▶ _Records provided_
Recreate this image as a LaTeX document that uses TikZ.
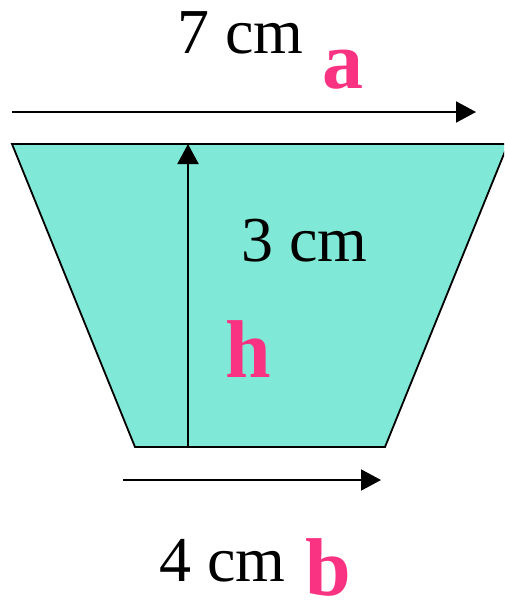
\documentclass[tikz,border=0pt]{standalone}
\usepackage{fontspec}
\setmainfont{Liberation Serif}
\usetikzlibrary{arrows.meta}
\definecolor{trapfill}{RGB}{128,232,214}
\definecolor{letterpink}{RGB}{250,50,130}

\begin{document}
\begin{tikzpicture}[x=1pt, y=-1pt,
  dimarrow/.style={line width=2pt, -{Triangle[length=20pt, width=21pt]}},
  measure/.style={inner sep=0pt, anchor=base west, text depth=0pt, font=\fontsize{64}{70}\selectfont},
  letter/.style={inner sep=0pt, anchor=base west, text depth=0pt, text=letterpink, font=\fontsize{82}{88}\selectfont\bfseries}]
  % Frame
  \useasboundingbox (0,0) rectangle (504,603);
  \clip (0,0) rectangle (504,603);

  % Trapezoid
  \coordinate (tl) at (12,144);
  \coordinate (tr) at (508,144);
  \coordinate (br) at (385,447);
  \coordinate (bl) at (135,447);
  \filldraw[fill=trapfill, draw=black, line width=1.8pt, line join=miter]
    (tl) -- (tr) -- (br) -- (bl) -- cycle;

  % Side a
  \coordinate (a start) at (12,112);
  \coordinate (a end) at (476,112);
  \draw[dimarrow] (a start) -- (a end);
  \node[measure] (a len) at (177,53) {7 cm};
  \node[letter] (a name) at (322,88) {a};

  % Height h
  \coordinate (h foot) at (188,447);
  \coordinate (h top) at (188,144);
  \draw[dimarrow] (h foot) -- (h top);
  \node[measure] (h len) at (241,261) {3 cm};
  \node[letter] (h name) at (225,377) {h};

  % Side b
  \coordinate (b start) at (123,480);
  \coordinate (b end) at (381,480);
  \draw[dimarrow] (b start) -- (b end);
  \node[measure] (b len) at (159,581) {4 cm};
  \node[letter] (b name) at (305,595) {b};
\end{tikzpicture}
\end{document}
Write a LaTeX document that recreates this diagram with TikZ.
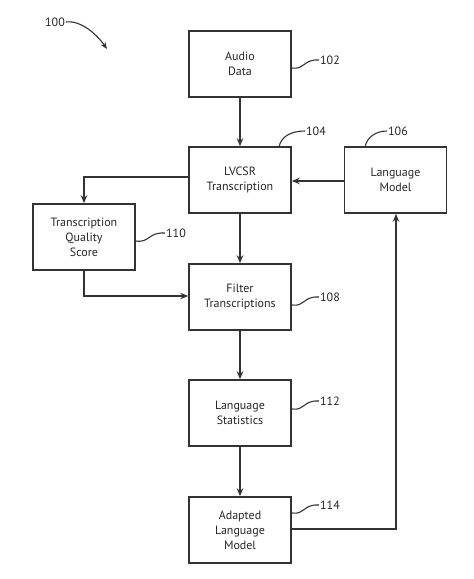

▶ _Written exercise_
Repeat the material above in full and exactly, omitting the pictures.

▶ _Solution for this problem_
Recreate this image as a LaTeX document that uses TikZ.
\documentclass[tikz,border=0pt]{standalone}
\usepackage{fontspec}
\setmainfont{Liberation Serif}
\usetikzlibrary{arrows.meta}
\definecolor{trapfill}{RGB}{128,232,214}
\definecolor{letterpink}{RGB}{250,50,130}

\begin{document}
\begin{tikzpicture}[x=1pt, y=-1pt,
  dimarrow/.style={line width=2pt, -{Triangle[length=20pt, width=21pt]}},
  measure/.style={inner sep=0pt, anchor=base west, text depth=0pt, font=\fontsize{64}{70}\selectfont},
  letter/.style={inner sep=0pt, anchor=base west, text depth=0pt, text=letterpink, font=\fontsize{82}{88}\selectfont\bfseries}]
  % Frame
  \useasboundingbox (0,0) rectangle (504,603);
  \clip (0,0) rectangle (504,603);

  % Trapezoid
  \coordinate (tl) at (12,144);
  \coordinate (tr) at (508,144);
  \coordinate (br) at (385,447);
  \coordinate (bl) at (135,447);
  \filldraw[fill=trapfill, draw=black, line width=1.8pt, line join=miter]
    (tl) -- (tr) -- (br) -- (bl) -- cycle;

  % Side a
  \coordinate (a start) at (12,112);
  \coordinate (a end) at (476,112);
  \draw[dimarrow] (a start) -- (a end);
  \node[measure] (a len) at (177,53) {7 cm};
  \node[letter] (a name) at (322,88) {a};

  % Height h
  \coordinate (h foot) at (188,447);
  \coordinate (h top) at (188,144);
  \draw[dimarrow] (h foot) -- (h top);
  \node[measure] (h len) at (241,261) {3 cm};
  \node[letter] (h name) at (225,377) {h};

  % Side b
  \coordinate (b start) at (123,480);
  \coordinate (b end) at (381,480);
  \draw[dimarrow] (b start) -- (b end);
  \node[measure] (b len) at (159,581) {4 cm};
  \node[letter] (b name) at (305,595) {b};
\end{tikzpicture}
\end{document}
Write a LaTeX document that recreates this diagram with TikZ.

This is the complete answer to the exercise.